Required work
Write out the entire listing below exactly, with the pictures left out.

Data extract
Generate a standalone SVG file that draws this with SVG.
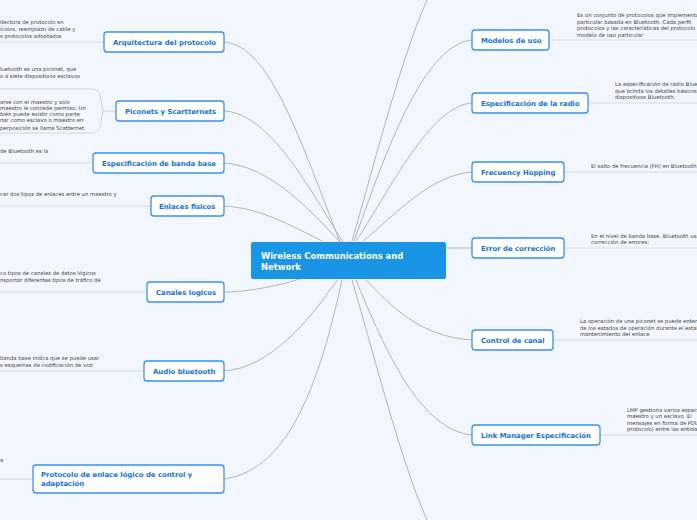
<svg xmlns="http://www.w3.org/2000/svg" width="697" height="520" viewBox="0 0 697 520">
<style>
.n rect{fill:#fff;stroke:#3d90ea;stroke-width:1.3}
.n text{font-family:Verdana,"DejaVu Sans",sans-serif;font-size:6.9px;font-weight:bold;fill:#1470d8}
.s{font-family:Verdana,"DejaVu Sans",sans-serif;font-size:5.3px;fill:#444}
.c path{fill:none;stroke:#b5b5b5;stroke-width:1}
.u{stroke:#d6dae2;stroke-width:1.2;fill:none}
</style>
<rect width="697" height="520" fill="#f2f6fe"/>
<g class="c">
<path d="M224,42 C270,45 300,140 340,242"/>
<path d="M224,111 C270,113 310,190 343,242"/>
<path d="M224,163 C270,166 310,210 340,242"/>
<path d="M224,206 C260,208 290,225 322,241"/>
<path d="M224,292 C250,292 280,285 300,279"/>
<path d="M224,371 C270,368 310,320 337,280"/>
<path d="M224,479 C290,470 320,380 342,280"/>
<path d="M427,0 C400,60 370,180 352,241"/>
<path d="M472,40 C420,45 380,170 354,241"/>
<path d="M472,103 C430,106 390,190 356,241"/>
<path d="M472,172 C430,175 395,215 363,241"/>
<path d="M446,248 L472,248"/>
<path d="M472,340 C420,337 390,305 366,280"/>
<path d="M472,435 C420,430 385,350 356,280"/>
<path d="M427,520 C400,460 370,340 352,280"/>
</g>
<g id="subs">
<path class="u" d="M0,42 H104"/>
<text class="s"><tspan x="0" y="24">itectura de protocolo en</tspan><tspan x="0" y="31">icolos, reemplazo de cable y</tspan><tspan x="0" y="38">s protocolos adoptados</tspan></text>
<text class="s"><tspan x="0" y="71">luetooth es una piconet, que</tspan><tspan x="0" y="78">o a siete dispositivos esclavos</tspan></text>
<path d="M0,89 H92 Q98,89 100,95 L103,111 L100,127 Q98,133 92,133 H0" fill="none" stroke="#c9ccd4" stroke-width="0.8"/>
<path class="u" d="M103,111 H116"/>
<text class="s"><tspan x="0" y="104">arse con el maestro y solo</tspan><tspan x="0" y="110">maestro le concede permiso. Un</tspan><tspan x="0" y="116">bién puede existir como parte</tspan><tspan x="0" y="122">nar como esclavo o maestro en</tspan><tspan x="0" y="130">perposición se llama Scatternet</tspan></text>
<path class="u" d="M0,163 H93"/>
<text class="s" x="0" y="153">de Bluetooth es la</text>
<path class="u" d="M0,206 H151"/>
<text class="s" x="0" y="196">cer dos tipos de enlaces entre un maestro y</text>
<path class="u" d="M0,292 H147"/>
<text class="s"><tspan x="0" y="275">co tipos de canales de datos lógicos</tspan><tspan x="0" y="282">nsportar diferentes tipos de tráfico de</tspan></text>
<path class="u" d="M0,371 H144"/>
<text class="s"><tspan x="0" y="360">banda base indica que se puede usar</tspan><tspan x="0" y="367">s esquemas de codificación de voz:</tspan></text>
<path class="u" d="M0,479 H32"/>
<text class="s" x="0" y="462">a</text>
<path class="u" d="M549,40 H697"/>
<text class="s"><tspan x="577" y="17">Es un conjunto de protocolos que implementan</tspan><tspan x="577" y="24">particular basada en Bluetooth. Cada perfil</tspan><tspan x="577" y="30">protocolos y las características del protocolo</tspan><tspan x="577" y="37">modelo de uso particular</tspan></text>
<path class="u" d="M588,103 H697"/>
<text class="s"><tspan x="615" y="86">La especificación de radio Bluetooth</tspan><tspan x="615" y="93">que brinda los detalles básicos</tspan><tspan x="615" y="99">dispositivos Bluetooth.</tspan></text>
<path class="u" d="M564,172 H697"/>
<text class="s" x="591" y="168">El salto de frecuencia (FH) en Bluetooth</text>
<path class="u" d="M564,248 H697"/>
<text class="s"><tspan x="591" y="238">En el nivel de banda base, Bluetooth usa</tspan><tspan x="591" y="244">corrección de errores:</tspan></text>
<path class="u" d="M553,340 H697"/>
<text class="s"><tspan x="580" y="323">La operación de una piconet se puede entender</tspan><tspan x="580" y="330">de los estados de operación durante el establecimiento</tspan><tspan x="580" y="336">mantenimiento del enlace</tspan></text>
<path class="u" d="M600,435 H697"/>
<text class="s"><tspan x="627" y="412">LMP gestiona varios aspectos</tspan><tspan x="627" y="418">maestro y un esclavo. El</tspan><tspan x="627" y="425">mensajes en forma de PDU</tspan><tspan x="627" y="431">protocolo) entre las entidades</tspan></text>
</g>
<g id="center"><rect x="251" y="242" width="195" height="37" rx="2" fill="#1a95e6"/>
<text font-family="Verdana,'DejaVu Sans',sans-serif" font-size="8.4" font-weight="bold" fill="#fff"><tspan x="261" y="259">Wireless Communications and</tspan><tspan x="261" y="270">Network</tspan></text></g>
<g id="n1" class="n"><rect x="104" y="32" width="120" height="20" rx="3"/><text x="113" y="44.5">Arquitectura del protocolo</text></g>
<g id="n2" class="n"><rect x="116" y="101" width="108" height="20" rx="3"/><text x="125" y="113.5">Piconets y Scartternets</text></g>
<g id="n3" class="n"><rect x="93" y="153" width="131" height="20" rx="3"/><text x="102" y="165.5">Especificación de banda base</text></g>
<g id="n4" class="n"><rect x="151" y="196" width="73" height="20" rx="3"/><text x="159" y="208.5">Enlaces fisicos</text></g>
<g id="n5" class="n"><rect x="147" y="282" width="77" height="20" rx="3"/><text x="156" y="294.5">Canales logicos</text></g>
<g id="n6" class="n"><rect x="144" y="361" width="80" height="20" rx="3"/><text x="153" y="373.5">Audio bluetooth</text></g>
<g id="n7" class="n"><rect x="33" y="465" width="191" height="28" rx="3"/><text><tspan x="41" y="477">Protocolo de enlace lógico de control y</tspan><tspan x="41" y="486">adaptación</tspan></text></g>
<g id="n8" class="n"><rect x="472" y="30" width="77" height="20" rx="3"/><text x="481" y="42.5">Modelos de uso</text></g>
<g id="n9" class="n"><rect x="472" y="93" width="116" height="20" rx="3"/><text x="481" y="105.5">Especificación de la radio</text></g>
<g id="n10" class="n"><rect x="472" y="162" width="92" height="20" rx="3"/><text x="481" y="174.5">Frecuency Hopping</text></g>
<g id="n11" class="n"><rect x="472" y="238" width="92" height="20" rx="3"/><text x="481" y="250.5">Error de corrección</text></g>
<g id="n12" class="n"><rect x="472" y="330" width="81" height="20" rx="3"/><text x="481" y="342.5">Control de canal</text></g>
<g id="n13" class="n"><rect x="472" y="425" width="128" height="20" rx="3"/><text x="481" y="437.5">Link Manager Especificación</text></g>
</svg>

Answer to the exercise
Generate a standalone SVG file that draws this with SVG.
<svg xmlns="http://www.w3.org/2000/svg" width="697" height="520" viewBox="0 0 697 520">
<style>
.n rect{fill:#fff;stroke:#3d90ea;stroke-width:1.3}
.n text{font-family:Verdana,"DejaVu Sans",sans-serif;font-size:6.9px;font-weight:bold;fill:#1470d8}
.s{font-family:Verdana,"DejaVu Sans",sans-serif;font-size:5.3px;fill:#444}
.c path{fill:none;stroke:#b5b5b5;stroke-width:1}
.u{stroke:#d6dae2;stroke-width:1.2;fill:none}
</style>
<rect width="697" height="520" fill="#f2f6fe"/>
<g class="c">
<path d="M224,42 C270,45 300,140 340,242"/>
<path d="M224,111 C270,113 310,190 343,242"/>
<path d="M224,163 C270,166 310,210 340,242"/>
<path d="M224,206 C260,208 290,225 322,241"/>
<path d="M224,292 C250,292 280,285 300,279"/>
<path d="M224,371 C270,368 310,320 337,280"/>
<path d="M224,479 C290,470 320,380 342,280"/>
<path d="M427,0 C400,60 370,180 352,241"/>
<path d="M472,40 C420,45 380,170 354,241"/>
<path d="M472,103 C430,106 390,190 356,241"/>
<path d="M472,172 C430,175 395,215 363,241"/>
<path d="M446,248 L472,248"/>
<path d="M472,340 C420,337 390,305 366,280"/>
<path d="M472,435 C420,430 385,350 356,280"/>
<path d="M427,520 C400,460 370,340 352,280"/>
</g>
<g id="subs">
<path class="u" d="M0,42 H104"/>
<text class="s"><tspan x="0" y="24">itectura de protocolo en</tspan><tspan x="0" y="31">icolos, reemplazo de cable y</tspan><tspan x="0" y="38">s protocolos adoptados</tspan></text>
<text class="s"><tspan x="0" y="71">luetooth es una piconet, que</tspan><tspan x="0" y="78">o a siete dispositivos esclavos</tspan></text>
<path d="M0,89 H92 Q98,89 100,95 L103,111 L100,127 Q98,133 92,133 H0" fill="none" stroke="#c9ccd4" stroke-width="0.8"/>
<path class="u" d="M103,111 H116"/>
<text class="s"><tspan x="0" y="104">arse con el maestro y solo</tspan><tspan x="0" y="110">maestro le concede permiso. Un</tspan><tspan x="0" y="116">bién puede existir como parte</tspan><tspan x="0" y="122">nar como esclavo o maestro en</tspan><tspan x="0" y="130">perposición se llama Scatternet</tspan></text>
<path class="u" d="M0,163 H93"/>
<text class="s" x="0" y="153">de Bluetooth es la</text>
<path class="u" d="M0,206 H151"/>
<text class="s" x="0" y="196">cer dos tipos de enlaces entre un maestro y</text>
<path class="u" d="M0,292 H147"/>
<text class="s"><tspan x="0" y="275">co tipos de canales de datos lógicos</tspan><tspan x="0" y="282">nsportar diferentes tipos de tráfico de</tspan></text>
<path class="u" d="M0,371 H144"/>
<text class="s"><tspan x="0" y="360">banda base indica que se puede usar</tspan><tspan x="0" y="367">s esquemas de codificación de voz:</tspan></text>
<path class="u" d="M0,479 H32"/>
<text class="s" x="0" y="462">a</text>
<path class="u" d="M549,40 H697"/>
<text class="s"><tspan x="577" y="17">Es un conjunto de protocolos que implementan</tspan><tspan x="577" y="24">particular basada en Bluetooth. Cada perfil</tspan><tspan x="577" y="30">protocolos y las características del protocolo</tspan><tspan x="577" y="37">modelo de uso particular</tspan></text>
<path class="u" d="M588,103 H697"/>
<text class="s"><tspan x="615" y="86">La especificación de radio Bluetooth</tspan><tspan x="615" y="93">que brinda los detalles básicos</tspan><tspan x="615" y="99">dispositivos Bluetooth.</tspan></text>
<path class="u" d="M564,172 H697"/>
<text class="s" x="591" y="168">El salto de frecuencia (FH) en Bluetooth</text>
<path class="u" d="M564,248 H697"/>
<text class="s"><tspan x="591" y="238">En el nivel de banda base, Bluetooth usa</tspan><tspan x="591" y="244">corrección de errores:</tspan></text>
<path class="u" d="M553,340 H697"/>
<text class="s"><tspan x="580" y="323">La operación de una piconet se puede entender</tspan><tspan x="580" y="330">de los estados de operación durante el establecimiento</tspan><tspan x="580" y="336">mantenimiento del enlace</tspan></text>
<path class="u" d="M600,435 H697"/>
<text class="s"><tspan x="627" y="412">LMP gestiona varios aspectos</tspan><tspan x="627" y="418">maestro y un esclavo. El</tspan><tspan x="627" y="425">mensajes en forma de PDU</tspan><tspan x="627" y="431">protocolo) entre las entidades</tspan></text>
</g>
<g id="center"><rect x="251" y="242" width="195" height="37" rx="2" fill="#1a95e6"/>
<text font-family="Verdana,'DejaVu Sans',sans-serif" font-size="8.4" font-weight="bold" fill="#fff"><tspan x="261" y="259">Wireless Communications and</tspan><tspan x="261" y="270">Network</tspan></text></g>
<g id="n1" class="n"><rect x="104" y="32" width="120" height="20" rx="3"/><text x="113" y="44.5">Arquitectura del protocolo</text></g>
<g id="n2" class="n"><rect x="116" y="101" width="108" height="20" rx="3"/><text x="125" y="113.5">Piconets y Scartternets</text></g>
<g id="n3" class="n"><rect x="93" y="153" width="131" height="20" rx="3"/><text x="102" y="165.5">Especificación de banda base</text></g>
<g id="n4" class="n"><rect x="151" y="196" width="73" height="20" rx="3"/><text x="159" y="208.5">Enlaces fisicos</text></g>
<g id="n5" class="n"><rect x="147" y="282" width="77" height="20" rx="3"/><text x="156" y="294.5">Canales logicos</text></g>
<g id="n6" class="n"><rect x="144" y="361" width="80" height="20" rx="3"/><text x="153" y="373.5">Audio bluetooth</text></g>
<g id="n7" class="n"><rect x="33" y="465" width="191" height="28" rx="3"/><text><tspan x="41" y="477">Protocolo de enlace lógico de control y</tspan><tspan x="41" y="486">adaptación</tspan></text></g>
<g id="n8" class="n"><rect x="472" y="30" width="77" height="20" rx="3"/><text x="481" y="42.5">Modelos de uso</text></g>
<g id="n9" class="n"><rect x="472" y="93" width="116" height="20" rx="3"/><text x="481" y="105.5">Especificación de la radio</text></g>
<g id="n10" class="n"><rect x="472" y="162" width="92" height="20" rx="3"/><text x="481" y="174.5">Frecuency Hopping</text></g>
<g id="n11" class="n"><rect x="472" y="238" width="92" height="20" rx="3"/><text x="481" y="250.5">Error de corrección</text></g>
<g id="n12" class="n"><rect x="472" y="330" width="81" height="20" rx="3"/><text x="481" y="342.5">Control de canal</text></g>
<g id="n13" class="n"><rect x="472" y="425" width="128" height="20" rx="3"/><text x="481" y="437.5">Link Manager Especificación</text></g>
</svg>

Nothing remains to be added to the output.